Supplied data:
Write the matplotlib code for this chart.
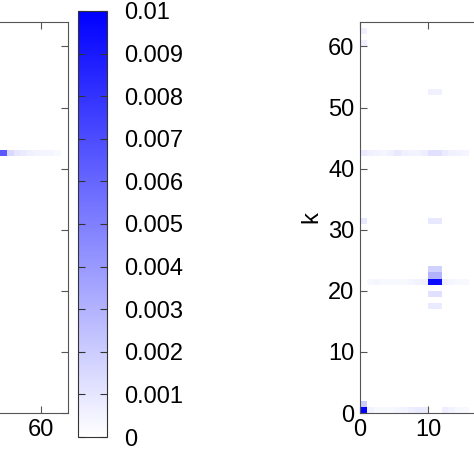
import numpy as np
import matplotlib.pyplot as plt
from matplotlib.colors import LinearSegmentedColormap

plt.rcParams['font.family'] = ['Liberation Sans', 'DejaVu Sans']

N = 64
# hot spots: (column, k, value)
left_cols = [53, 54, 55, 56, 57, 58, 59, 60, 61, 62]
left_rows = [42, 42, 42, 42, 42, 42, 42, 42, 42, 42]
left_vals = [0.006, 0.0065, 0.0015, 0.001, 0.0008, 0.0006, 0.0005, 0.0004, 0.0004, 0.0003]

right_cols = [0, 0, 10, 11, 10, 11, 10, 11, 10, 11, 10, 11, 10, 11, 10, 11, 10, 11,
              1, 2, 3, 4, 5, 6, 7, 8, 9, 12, 13, 14, 15,
              1, 2, 3, 4, 5, 6, 7, 8, 9, 12, 13, 14, 15,
              1, 2, 3, 4, 5, 6, 7, 8, 9, 12, 13, 14, 15,
              0, 0, 0, 0]
right_rows = [0, 1, 21, 21, 22, 22, 23, 23, 19, 19, 17, 17, 31, 31, 52, 52, 42, 42,
              21, 21, 21, 21, 21, 21, 21, 21, 21, 21, 21, 21, 21,
              42, 42, 42, 42, 42, 42, 42, 42, 42, 42, 42, 42, 42,
              0, 0, 0, 0, 0, 0, 0, 0, 0, 0, 0, 0, 0,
              31, 42, 60, 62]
right_vals = [0.01, 0.002, 0.0095, 0.0095, 0.003, 0.003, 0.0018, 0.0018, 0.0012, 0.0012,
              0.0008, 0.0008, 0.0009, 0.0009, 0.0006, 0.0006, 0.0012, 0.0012,
              0.0003, 0.0004, 0.0003, 0.0003, 0.0003, 0.0003, 0.0004, 0.0005, 0.0006, 0.0006, 0.0004, 0.0003, 0.0003,
              0.0006, 0.0005, 0.0004, 0.0006, 0.0009, 0.0006, 0.0005, 0.0005, 0.0007, 0.0008, 0.0006, 0.0005, 0.0004,
              0.0005, 0.0003, 0.0003, 0.0003, 0.0004, 0.0005, 0.0007, 0.0008, 0.0008, 0.0007, 0.0005, 0.0003, 0.0003,
              0.0009, 0.0008, 0.0006, 0.0006]


def make_grid(cols, rows, vals):
    z = np.zeros((N, N))
    for c, r, v in zip(cols, rows, vals):
        z[r, c] = v
    return z


cmap = LinearSegmentedColormap.from_list('wb', ['#ffffff', '#0000ff'])
edge = '#555555'
ticks = [0, 10, 20, 30, 40, 50, 60]

fig = plt.figure(figsize=(4.74, 4.74), dpi=100)
W, H = 474, 474
ax1 = fig.add_axes([(68 - 435) / W, (H - 413) / H, 435 / W, 391 / H])
ax2 = fig.add_axes([360 / W, (H - 413) / H, 435 / W, 391 / H])
cax = fig.add_axes([78 / W, (H - 437) / H, 29 / W, 426 / H])

z1 = make_grid(left_cols, left_rows, left_vals)
z2 = make_grid(right_cols, right_rows, right_vals)
edges = np.arange(N + 1)
m = ax1.pcolormesh(edges, edges, z1, cmap=cmap, vmin=0, vmax=0.01)
ax2.pcolormesh(edges, edges, z2, cmap=cmap, vmin=0, vmax=0.01)

for ax in (ax1, ax2):
    ax.set_xlim(0, 64)
    ax.set_ylim(0, 64)
    ax.set_xticks(ticks)
    ax.set_yticks(ticks)
    ax.tick_params(direction='in', top=True, right=True, labelsize=17,
                   color=edge, length=5, pad=4)
    for s in ax.spines.values():
        s.set_color(edge)
ax1.set_xticklabels(['' if t != 60 else '60' for t in ticks])
ax1.tick_params(labelleft=False)
ax2.set_xticklabels(['0', '10', '', '', '', '', ''])
ax2.set_ylabel('k', fontsize=17)

cb = fig.colorbar(m, cax=cax)
cb.set_ticks(np.linspace(0, 0.01, 11))
cb.set_ticklabels(['0', '0.001', '0.002', '0.003', '0.004', '0.005',
                   '0.006', '0.007', '0.008', '0.009', '0.01'])
cax.tick_params(direction='in', left=True, right=True, labelsize=17,
                color='#333333', length=5, pad=12)
cb.outline.set_edgecolor('#333333')

fig.savefig('out.png', dpi=100)
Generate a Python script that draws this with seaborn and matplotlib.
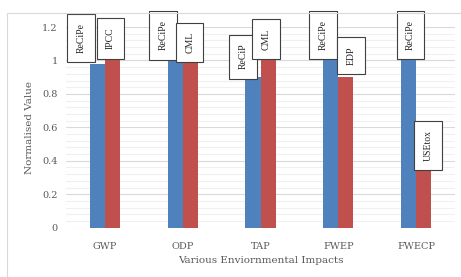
import pandas as pd
import matplotlib.pyplot as plt
import seaborn as sns
from matplotlib.patches import Rectangle
from matplotlib.ticker import MultipleLocator

# values
impacts = ['GWP', 'ODP', 'TAP', 'FWEP', 'FWECP']
recipe_vals = [0.98, 1.0, 0.90, 1.0, 1.0]
other_vals = [1.0, 1.0, 1.0, 0.90, 0.35]
recipe_labels = ['ReCiPe', 'ReCiPe', 'ReCiP', 'ReCiPe', 'ReCiPe']
other_labels = ['IPCC', 'CML', 'CML', 'EDP', 'USEtox']

df = pd.DataFrame({
    'impact': impacts * 2,
    'value': recipe_vals + other_vals,
    'method': ['ReCiPe'] * 5 + ['Other'] * 5,
})

sns.set_theme(style='white')
plt.rcParams['font.family'] = ['DejaVu Serif']

grey = '#595959'
fig = plt.figure(figsize=(4.61, 2.77), dpi=100)
ax = fig.add_axes([0.1432, 0.178, 0.8438, 0.7245])

sns.barplot(data=df, x='impact', y='value', hue='method', palette=['#4F81BD', '#C0504D'],
            width=0.386, saturation=1, legend=False, linewidth=0, ax=ax)

ax.set_ylim(0, 1.2)
ax.yaxis.set_minor_locator(MultipleLocator(0.04))
ax.set_yticks([0, 0.2, 0.4, 0.6, 0.8, 1.0, 1.2])
ax.set_yticklabels(['0', '0.2', '0.4', '0.6', '0.8', '1', '1.2'])
ax.grid(axis='y', which='major', color='#d9d9d9', lw=0.8)
ax.grid(axis='y', which='minor', color='#f0f0f0', lw=0.8)
ax.set_axisbelow(True)
for s in ax.spines.values():
    s.set_visible(False)
ax.tick_params(which='both', length=0, labelsize=7, colors=grey, pad=6)
ax.tick_params(axis='x', pad=10)
ax.set_xlabel('Various Enviornmental Impacts', fontsize=7.5, color=grey, labelpad=4)
ax.set_ylabel('Normalised Value', fontsize=7.5, color=grey, labelpad=6)

# data label boxes, offsets in pixels from each bar top
offsets_recipe = [(-16.5, 26), (-12, 25), (-10, 20.5), (-8, 25.5), (2, 25.5)]
offsets_other = [(-2, 22), (-0.5, 18), (-2, 21.5), (5, 21.5), (4.5, 23.5)]
box = dict(boxstyle='square,pad=0.95', fc='white', ec='#404040', lw=0.8)
for cont, labels, offs in [(ax.containers[0], recipe_labels, offsets_recipe),
                           (ax.containers[1], other_labels, offsets_other)]:
    for bar, lab, (dx, dy) in zip(cont, labels, offs):
        x = bar.get_x() + bar.get_width() / 2
        y = bar.get_height()
        ax.annotate(lab, (x, y), xytext=(dx, dy), textcoords='offset pixels',
                    rotation=90, ha='center', va='center', fontsize=7,
                    family='Liberation Serif', bbox=box, annotation_clip=False, zorder=5)

# chart border
fig.patches.append(Rectangle((7 / 461, -0.2), 1.2, 1.2 - 13 / 277,
                             transform=fig.transFigure, fill=False, ec='#d9d9d9', lw=0.8))

fig.savefig('out.png', dpi=100)
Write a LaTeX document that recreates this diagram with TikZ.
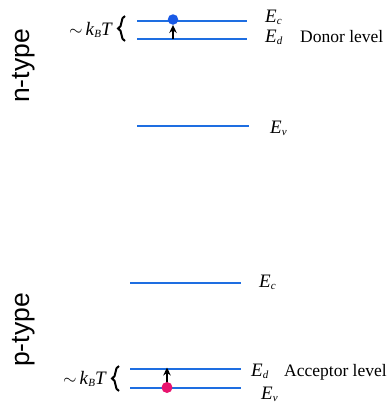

Set exercise:
Write every record out again exactly; no pictures belong in the copy.

Task output:
Write the matplotlib code for this chart.
import numpy as np
import matplotlib.pyplot as plt
from matplotlib.colors import LinearSegmentedColormap

plt.rcParams['font.family'] = ['Liberation Sans', 'DejaVu Sans']

N = 64
# hot spots: (column, k, value)
left_cols = [53, 54, 55, 56, 57, 58, 59, 60, 61, 62]
left_rows = [42, 42, 42, 42, 42, 42, 42, 42, 42, 42]
left_vals = [0.006, 0.0065, 0.0015, 0.001, 0.0008, 0.0006, 0.0005, 0.0004, 0.0004, 0.0003]

right_cols = [0, 0, 10, 11, 10, 11, 10, 11, 10, 11, 10, 11, 10, 11, 10, 11, 10, 11,
              1, 2, 3, 4, 5, 6, 7, 8, 9, 12, 13, 14, 15,
              1, 2, 3, 4, 5, 6, 7, 8, 9, 12, 13, 14, 15,
              1, 2, 3, 4, 5, 6, 7, 8, 9, 12, 13, 14, 15,
              0, 0, 0, 0]
right_rows = [0, 1, 21, 21, 22, 22, 23, 23, 19, 19, 17, 17, 31, 31, 52, 52, 42, 42,
              21, 21, 21, 21, 21, 21, 21, 21, 21, 21, 21, 21, 21,
              42, 42, 42, 42, 42, 42, 42, 42, 42, 42, 42, 42, 42,
              0, 0, 0, 0, 0, 0, 0, 0, 0, 0, 0, 0, 0,
              31, 42, 60, 62]
right_vals = [0.01, 0.002, 0.0095, 0.0095, 0.003, 0.003, 0.0018, 0.0018, 0.0012, 0.0012,
              0.0008, 0.0008, 0.0009, 0.0009, 0.0006, 0.0006, 0.0012, 0.0012,
              0.0003, 0.0004, 0.0003, 0.0003, 0.0003, 0.0003, 0.0004, 0.0005, 0.0006, 0.0006, 0.0004, 0.0003, 0.0003,
              0.0006, 0.0005, 0.0004, 0.0006, 0.0009, 0.0006, 0.0005, 0.0005, 0.0007, 0.0008, 0.0006, 0.0005, 0.0004,
              0.0005, 0.0003, 0.0003, 0.0003, 0.0004, 0.0005, 0.0007, 0.0008, 0.0008, 0.0007, 0.0005, 0.0003, 0.0003,
              0.0009, 0.0008, 0.0006, 0.0006]


def make_grid(cols, rows, vals):
    z = np.zeros((N, N))
    for c, r, v in zip(cols, rows, vals):
        z[r, c] = v
    return z


cmap = LinearSegmentedColormap.from_list('wb', ['#ffffff', '#0000ff'])
edge = '#555555'
ticks = [0, 10, 20, 30, 40, 50, 60]

fig = plt.figure(figsize=(4.74, 4.74), dpi=100)
W, H = 474, 474
ax1 = fig.add_axes([(68 - 435) / W, (H - 413) / H, 435 / W, 391 / H])
ax2 = fig.add_axes([360 / W, (H - 413) / H, 435 / W, 391 / H])
cax = fig.add_axes([78 / W, (H - 437) / H, 29 / W, 426 / H])

z1 = make_grid(left_cols, left_rows, left_vals)
z2 = make_grid(right_cols, right_rows, right_vals)
edges = np.arange(N + 1)
m = ax1.pcolormesh(edges, edges, z1, cmap=cmap, vmin=0, vmax=0.01)
ax2.pcolormesh(edges, edges, z2, cmap=cmap, vmin=0, vmax=0.01)

for ax in (ax1, ax2):
    ax.set_xlim(0, 64)
    ax.set_ylim(0, 64)
    ax.set_xticks(ticks)
    ax.set_yticks(ticks)
    ax.tick_params(direction='in', top=True, right=True, labelsize=17,
                   color=edge, length=5, pad=4)
    for s in ax.spines.values():
        s.set_color(edge)
ax1.set_xticklabels(['' if t != 60 else '60' for t in ticks])
ax1.tick_params(labelleft=False)
ax2.set_xticklabels(['0', '10', '', '', '', '', ''])
ax2.set_ylabel('k', fontsize=17)

cb = fig.colorbar(m, cax=cax)
cb.set_ticks(np.linspace(0, 0.01, 11))
cb.set_ticklabels(['0', '0.001', '0.002', '0.003', '0.004', '0.005',
                   '0.006', '0.007', '0.008', '0.009', '0.01'])
cax.tick_params(direction='in', left=True, right=True, labelsize=17,
                color='#333333', length=5, pad=12)
cb.outline.set_edgecolor('#333333')

fig.savefig('out.png', dpi=100)
Generate a Python script that draws this with seaborn and matplotlib.
import pandas as pd
import matplotlib.pyplot as plt
import seaborn as sns
from matplotlib.patches import Rectangle
from matplotlib.ticker import MultipleLocator

# values
impacts = ['GWP', 'ODP', 'TAP', 'FWEP', 'FWECP']
recipe_vals = [0.98, 1.0, 0.90, 1.0, 1.0]
other_vals = [1.0, 1.0, 1.0, 0.90, 0.35]
recipe_labels = ['ReCiPe', 'ReCiPe', 'ReCiP', 'ReCiPe', 'ReCiPe']
other_labels = ['IPCC', 'CML', 'CML', 'EDP', 'USEtox']

df = pd.DataFrame({
    'impact': impacts * 2,
    'value': recipe_vals + other_vals,
    'method': ['ReCiPe'] * 5 + ['Other'] * 5,
})

sns.set_theme(style='white')
plt.rcParams['font.family'] = ['DejaVu Serif']

grey = '#595959'
fig = plt.figure(figsize=(4.61, 2.77), dpi=100)
ax = fig.add_axes([0.1432, 0.178, 0.8438, 0.7245])

sns.barplot(data=df, x='impact', y='value', hue='method', palette=['#4F81BD', '#C0504D'],
            width=0.386, saturation=1, legend=False, linewidth=0, ax=ax)

ax.set_ylim(0, 1.2)
ax.yaxis.set_minor_locator(MultipleLocator(0.04))
ax.set_yticks([0, 0.2, 0.4, 0.6, 0.8, 1.0, 1.2])
ax.set_yticklabels(['0', '0.2', '0.4', '0.6', '0.8', '1', '1.2'])
ax.grid(axis='y', which='major', color='#d9d9d9', lw=0.8)
ax.grid(axis='y', which='minor', color='#f0f0f0', lw=0.8)
ax.set_axisbelow(True)
for s in ax.spines.values():
    s.set_visible(False)
ax.tick_params(which='both', length=0, labelsize=7, colors=grey, pad=6)
ax.tick_params(axis='x', pad=10)
ax.set_xlabel('Various Enviornmental Impacts', fontsize=7.5, color=grey, labelpad=4)
ax.set_ylabel('Normalised Value', fontsize=7.5, color=grey, labelpad=6)

# data label boxes, offsets in pixels from each bar top
offsets_recipe = [(-16.5, 26), (-12, 25), (-10, 20.5), (-8, 25.5), (2, 25.5)]
offsets_other = [(-2, 22), (-0.5, 18), (-2, 21.5), (5, 21.5), (4.5, 23.5)]
box = dict(boxstyle='square,pad=0.95', fc='white', ec='#404040', lw=0.8)
for cont, labels, offs in [(ax.containers[0], recipe_labels, offsets_recipe),
                           (ax.containers[1], other_labels, offsets_other)]:
    for bar, lab, (dx, dy) in zip(cont, labels, offs):
        x = bar.get_x() + bar.get_width() / 2
        y = bar.get_height()
        ax.annotate(lab, (x, y), xytext=(dx, dy), textcoords='offset pixels',
                    rotation=90, ha='center', va='center', fontsize=7,
                    family='Liberation Serif', bbox=box, annotation_clip=False, zorder=5)

# chart border
fig.patches.append(Rectangle((7 / 461, -0.2), 1.2, 1.2 - 13 / 277,
                             transform=fig.transFigure, fill=False, ec='#d9d9d9', lw=0.8))

fig.savefig('out.png', dpi=100)
Write a LaTeX document that recreates this diagram with TikZ.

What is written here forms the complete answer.